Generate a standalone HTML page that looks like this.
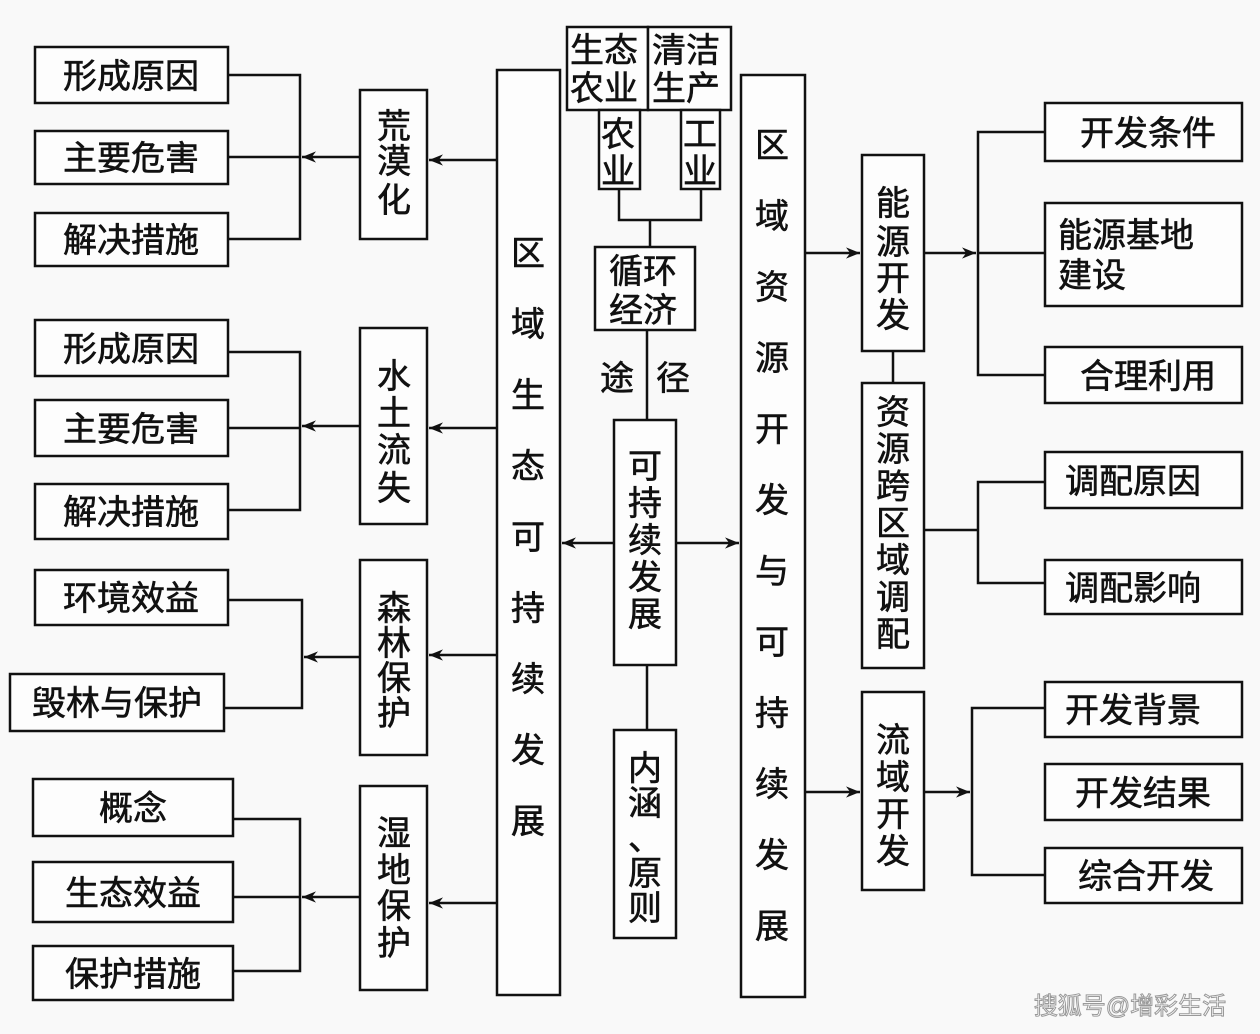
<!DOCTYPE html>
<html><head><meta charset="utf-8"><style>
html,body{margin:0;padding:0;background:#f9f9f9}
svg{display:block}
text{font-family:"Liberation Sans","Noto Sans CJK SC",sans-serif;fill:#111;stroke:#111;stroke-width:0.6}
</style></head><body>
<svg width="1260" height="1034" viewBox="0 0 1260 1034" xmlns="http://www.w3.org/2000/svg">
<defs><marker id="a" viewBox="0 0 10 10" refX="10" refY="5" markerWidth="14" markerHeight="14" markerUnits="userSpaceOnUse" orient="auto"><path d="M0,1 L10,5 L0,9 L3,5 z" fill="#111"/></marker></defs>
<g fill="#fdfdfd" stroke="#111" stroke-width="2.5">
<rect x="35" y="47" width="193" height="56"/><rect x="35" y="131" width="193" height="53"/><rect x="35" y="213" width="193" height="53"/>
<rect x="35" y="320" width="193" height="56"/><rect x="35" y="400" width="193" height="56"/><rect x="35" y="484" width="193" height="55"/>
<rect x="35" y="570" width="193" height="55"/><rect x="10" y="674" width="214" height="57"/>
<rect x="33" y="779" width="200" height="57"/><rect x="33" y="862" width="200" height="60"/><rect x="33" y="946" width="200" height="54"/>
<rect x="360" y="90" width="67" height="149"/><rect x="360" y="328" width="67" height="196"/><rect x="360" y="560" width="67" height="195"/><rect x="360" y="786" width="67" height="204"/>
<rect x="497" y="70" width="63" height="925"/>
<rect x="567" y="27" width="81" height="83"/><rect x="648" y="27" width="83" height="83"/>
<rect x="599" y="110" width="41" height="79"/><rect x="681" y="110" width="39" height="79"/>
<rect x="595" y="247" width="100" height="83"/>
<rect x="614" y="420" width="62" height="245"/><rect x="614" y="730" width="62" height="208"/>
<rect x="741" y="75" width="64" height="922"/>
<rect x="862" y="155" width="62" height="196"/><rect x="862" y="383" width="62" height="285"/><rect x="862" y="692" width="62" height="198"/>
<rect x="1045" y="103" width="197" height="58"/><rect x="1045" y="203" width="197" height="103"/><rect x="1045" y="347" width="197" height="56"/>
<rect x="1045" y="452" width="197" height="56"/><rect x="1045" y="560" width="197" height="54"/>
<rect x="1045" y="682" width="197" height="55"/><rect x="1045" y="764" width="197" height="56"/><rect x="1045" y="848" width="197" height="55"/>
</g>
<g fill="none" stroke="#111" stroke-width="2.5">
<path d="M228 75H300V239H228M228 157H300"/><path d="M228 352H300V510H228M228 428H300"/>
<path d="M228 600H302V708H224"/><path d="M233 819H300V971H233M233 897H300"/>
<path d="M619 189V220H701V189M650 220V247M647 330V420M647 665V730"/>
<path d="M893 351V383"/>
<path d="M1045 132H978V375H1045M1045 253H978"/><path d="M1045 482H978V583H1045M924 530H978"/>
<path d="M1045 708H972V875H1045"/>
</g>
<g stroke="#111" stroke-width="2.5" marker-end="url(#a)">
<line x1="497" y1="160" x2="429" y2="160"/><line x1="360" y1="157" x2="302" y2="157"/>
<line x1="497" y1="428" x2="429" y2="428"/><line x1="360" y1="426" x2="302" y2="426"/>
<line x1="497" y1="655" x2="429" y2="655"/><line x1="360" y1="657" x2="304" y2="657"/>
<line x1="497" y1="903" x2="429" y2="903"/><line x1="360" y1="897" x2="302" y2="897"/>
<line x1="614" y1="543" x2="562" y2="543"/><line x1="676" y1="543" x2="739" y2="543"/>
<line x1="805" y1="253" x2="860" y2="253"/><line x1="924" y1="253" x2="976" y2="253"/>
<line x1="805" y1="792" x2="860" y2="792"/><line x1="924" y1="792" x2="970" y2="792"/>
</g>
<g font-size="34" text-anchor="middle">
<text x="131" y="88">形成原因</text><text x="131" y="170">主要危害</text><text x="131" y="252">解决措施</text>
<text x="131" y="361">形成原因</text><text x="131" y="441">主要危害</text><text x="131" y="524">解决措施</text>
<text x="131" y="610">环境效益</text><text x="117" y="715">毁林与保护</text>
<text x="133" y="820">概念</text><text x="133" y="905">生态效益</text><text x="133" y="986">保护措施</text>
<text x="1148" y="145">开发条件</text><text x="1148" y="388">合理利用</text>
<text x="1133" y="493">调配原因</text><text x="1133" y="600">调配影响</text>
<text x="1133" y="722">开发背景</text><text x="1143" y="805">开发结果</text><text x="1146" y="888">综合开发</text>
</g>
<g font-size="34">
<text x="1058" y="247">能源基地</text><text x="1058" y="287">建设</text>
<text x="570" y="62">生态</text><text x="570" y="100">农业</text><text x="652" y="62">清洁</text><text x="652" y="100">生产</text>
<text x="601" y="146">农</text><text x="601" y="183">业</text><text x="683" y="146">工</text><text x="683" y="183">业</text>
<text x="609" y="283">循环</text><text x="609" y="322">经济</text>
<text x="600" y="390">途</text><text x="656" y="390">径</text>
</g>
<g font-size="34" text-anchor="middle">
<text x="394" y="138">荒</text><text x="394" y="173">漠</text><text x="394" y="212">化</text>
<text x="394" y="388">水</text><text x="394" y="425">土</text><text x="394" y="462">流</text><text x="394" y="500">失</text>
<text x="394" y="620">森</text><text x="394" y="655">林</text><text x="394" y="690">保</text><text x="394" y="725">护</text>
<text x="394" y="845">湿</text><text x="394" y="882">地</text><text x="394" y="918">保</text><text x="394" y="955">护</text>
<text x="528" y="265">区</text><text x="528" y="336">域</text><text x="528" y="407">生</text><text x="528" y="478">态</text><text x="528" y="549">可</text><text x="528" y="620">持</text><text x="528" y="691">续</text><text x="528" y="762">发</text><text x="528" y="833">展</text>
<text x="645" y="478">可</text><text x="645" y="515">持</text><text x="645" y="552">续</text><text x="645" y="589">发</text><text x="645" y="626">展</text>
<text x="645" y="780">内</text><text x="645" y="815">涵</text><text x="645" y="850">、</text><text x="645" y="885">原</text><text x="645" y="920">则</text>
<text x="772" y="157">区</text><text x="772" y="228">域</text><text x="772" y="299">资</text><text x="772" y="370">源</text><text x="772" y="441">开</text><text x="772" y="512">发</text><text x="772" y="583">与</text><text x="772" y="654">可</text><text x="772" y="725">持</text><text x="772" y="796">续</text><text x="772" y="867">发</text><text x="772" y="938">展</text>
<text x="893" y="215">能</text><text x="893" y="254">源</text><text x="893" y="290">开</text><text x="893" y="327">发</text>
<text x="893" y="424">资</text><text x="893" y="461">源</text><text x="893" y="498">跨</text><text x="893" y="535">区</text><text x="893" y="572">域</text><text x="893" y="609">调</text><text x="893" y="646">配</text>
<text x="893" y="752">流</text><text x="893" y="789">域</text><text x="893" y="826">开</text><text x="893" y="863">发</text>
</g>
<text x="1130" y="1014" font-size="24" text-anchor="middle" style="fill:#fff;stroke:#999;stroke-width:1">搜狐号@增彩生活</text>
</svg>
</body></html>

★ ★ ★ ★ ★

Go through the listing above and write it out again exactly, dropping the pictures.

> [Correct answer]:
Generate a standalone HTML page that looks like this.
<!DOCTYPE html>
<html><head><meta charset="utf-8"><style>
html,body{margin:0;padding:0;background:#f9f9f9}
svg{display:block}
text{font-family:"Liberation Sans","Noto Sans CJK SC",sans-serif;fill:#111;stroke:#111;stroke-width:0.6}
</style></head><body>
<svg width="1260" height="1034" viewBox="0 0 1260 1034" xmlns="http://www.w3.org/2000/svg">
<defs><marker id="a" viewBox="0 0 10 10" refX="10" refY="5" markerWidth="14" markerHeight="14" markerUnits="userSpaceOnUse" orient="auto"><path d="M0,1 L10,5 L0,9 L3,5 z" fill="#111"/></marker></defs>
<g fill="#fdfdfd" stroke="#111" stroke-width="2.5">
<rect x="35" y="47" width="193" height="56"/><rect x="35" y="131" width="193" height="53"/><rect x="35" y="213" width="193" height="53"/>
<rect x="35" y="320" width="193" height="56"/><rect x="35" y="400" width="193" height="56"/><rect x="35" y="484" width="193" height="55"/>
<rect x="35" y="570" width="193" height="55"/><rect x="10" y="674" width="214" height="57"/>
<rect x="33" y="779" width="200" height="57"/><rect x="33" y="862" width="200" height="60"/><rect x="33" y="946" width="200" height="54"/>
<rect x="360" y="90" width="67" height="149"/><rect x="360" y="328" width="67" height="196"/><rect x="360" y="560" width="67" height="195"/><rect x="360" y="786" width="67" height="204"/>
<rect x="497" y="70" width="63" height="925"/>
<rect x="567" y="27" width="81" height="83"/><rect x="648" y="27" width="83" height="83"/>
<rect x="599" y="110" width="41" height="79"/><rect x="681" y="110" width="39" height="79"/>
<rect x="595" y="247" width="100" height="83"/>
<rect x="614" y="420" width="62" height="245"/><rect x="614" y="730" width="62" height="208"/>
<rect x="741" y="75" width="64" height="922"/>
<rect x="862" y="155" width="62" height="196"/><rect x="862" y="383" width="62" height="285"/><rect x="862" y="692" width="62" height="198"/>
<rect x="1045" y="103" width="197" height="58"/><rect x="1045" y="203" width="197" height="103"/><rect x="1045" y="347" width="197" height="56"/>
<rect x="1045" y="452" width="197" height="56"/><rect x="1045" y="560" width="197" height="54"/>
<rect x="1045" y="682" width="197" height="55"/><rect x="1045" y="764" width="197" height="56"/><rect x="1045" y="848" width="197" height="55"/>
</g>
<g fill="none" stroke="#111" stroke-width="2.5">
<path d="M228 75H300V239H228M228 157H300"/><path d="M228 352H300V510H228M228 428H300"/>
<path d="M228 600H302V708H224"/><path d="M233 819H300V971H233M233 897H300"/>
<path d="M619 189V220H701V189M650 220V247M647 330V420M647 665V730"/>
<path d="M893 351V383"/>
<path d="M1045 132H978V375H1045M1045 253H978"/><path d="M1045 482H978V583H1045M924 530H978"/>
<path d="M1045 708H972V875H1045"/>
</g>
<g stroke="#111" stroke-width="2.5" marker-end="url(#a)">
<line x1="497" y1="160" x2="429" y2="160"/><line x1="360" y1="157" x2="302" y2="157"/>
<line x1="497" y1="428" x2="429" y2="428"/><line x1="360" y1="426" x2="302" y2="426"/>
<line x1="497" y1="655" x2="429" y2="655"/><line x1="360" y1="657" x2="304" y2="657"/>
<line x1="497" y1="903" x2="429" y2="903"/><line x1="360" y1="897" x2="302" y2="897"/>
<line x1="614" y1="543" x2="562" y2="543"/><line x1="676" y1="543" x2="739" y2="543"/>
<line x1="805" y1="253" x2="860" y2="253"/><line x1="924" y1="253" x2="976" y2="253"/>
<line x1="805" y1="792" x2="860" y2="792"/><line x1="924" y1="792" x2="970" y2="792"/>
</g>
<g font-size="34" text-anchor="middle">
<text x="131" y="88">形成原因</text><text x="131" y="170">主要危害</text><text x="131" y="252">解决措施</text>
<text x="131" y="361">形成原因</text><text x="131" y="441">主要危害</text><text x="131" y="524">解决措施</text>
<text x="131" y="610">环境效益</text><text x="117" y="715">毁林与保护</text>
<text x="133" y="820">概念</text><text x="133" y="905">生态效益</text><text x="133" y="986">保护措施</text>
<text x="1148" y="145">开发条件</text><text x="1148" y="388">合理利用</text>
<text x="1133" y="493">调配原因</text><text x="1133" y="600">调配影响</text>
<text x="1133" y="722">开发背景</text><text x="1143" y="805">开发结果</text><text x="1146" y="888">综合开发</text>
</g>
<g font-size="34">
<text x="1058" y="247">能源基地</text><text x="1058" y="287">建设</text>
<text x="570" y="62">生态</text><text x="570" y="100">农业</text><text x="652" y="62">清洁</text><text x="652" y="100">生产</text>
<text x="601" y="146">农</text><text x="601" y="183">业</text><text x="683" y="146">工</text><text x="683" y="183">业</text>
<text x="609" y="283">循环</text><text x="609" y="322">经济</text>
<text x="600" y="390">途</text><text x="656" y="390">径</text>
</g>
<g font-size="34" text-anchor="middle">
<text x="394" y="138">荒</text><text x="394" y="173">漠</text><text x="394" y="212">化</text>
<text x="394" y="388">水</text><text x="394" y="425">土</text><text x="394" y="462">流</text><text x="394" y="500">失</text>
<text x="394" y="620">森</text><text x="394" y="655">林</text><text x="394" y="690">保</text><text x="394" y="725">护</text>
<text x="394" y="845">湿</text><text x="394" y="882">地</text><text x="394" y="918">保</text><text x="394" y="955">护</text>
<text x="528" y="265">区</text><text x="528" y="336">域</text><text x="528" y="407">生</text><text x="528" y="478">态</text><text x="528" y="549">可</text><text x="528" y="620">持</text><text x="528" y="691">续</text><text x="528" y="762">发</text><text x="528" y="833">展</text>
<text x="645" y="478">可</text><text x="645" y="515">持</text><text x="645" y="552">续</text><text x="645" y="589">发</text><text x="645" y="626">展</text>
<text x="645" y="780">内</text><text x="645" y="815">涵</text><text x="645" y="850">、</text><text x="645" y="885">原</text><text x="645" y="920">则</text>
<text x="772" y="157">区</text><text x="772" y="228">域</text><text x="772" y="299">资</text><text x="772" y="370">源</text><text x="772" y="441">开</text><text x="772" y="512">发</text><text x="772" y="583">与</text><text x="772" y="654">可</text><text x="772" y="725">持</text><text x="772" y="796">续</text><text x="772" y="867">发</text><text x="772" y="938">展</text>
<text x="893" y="215">能</text><text x="893" y="254">源</text><text x="893" y="290">开</text><text x="893" y="327">发</text>
<text x="893" y="424">资</text><text x="893" y="461">源</text><text x="893" y="498">跨</text><text x="893" y="535">区</text><text x="893" y="572">域</text><text x="893" y="609">调</text><text x="893" y="646">配</text>
<text x="893" y="752">流</text><text x="893" y="789">域</text><text x="893" y="826">开</text><text x="893" y="863">发</text>
</g>
<text x="1130" y="1014" font-size="24" text-anchor="middle" style="fill:#fff;stroke:#999;stroke-width:1">搜狐号@增彩生活</text>
</svg>
</body></html>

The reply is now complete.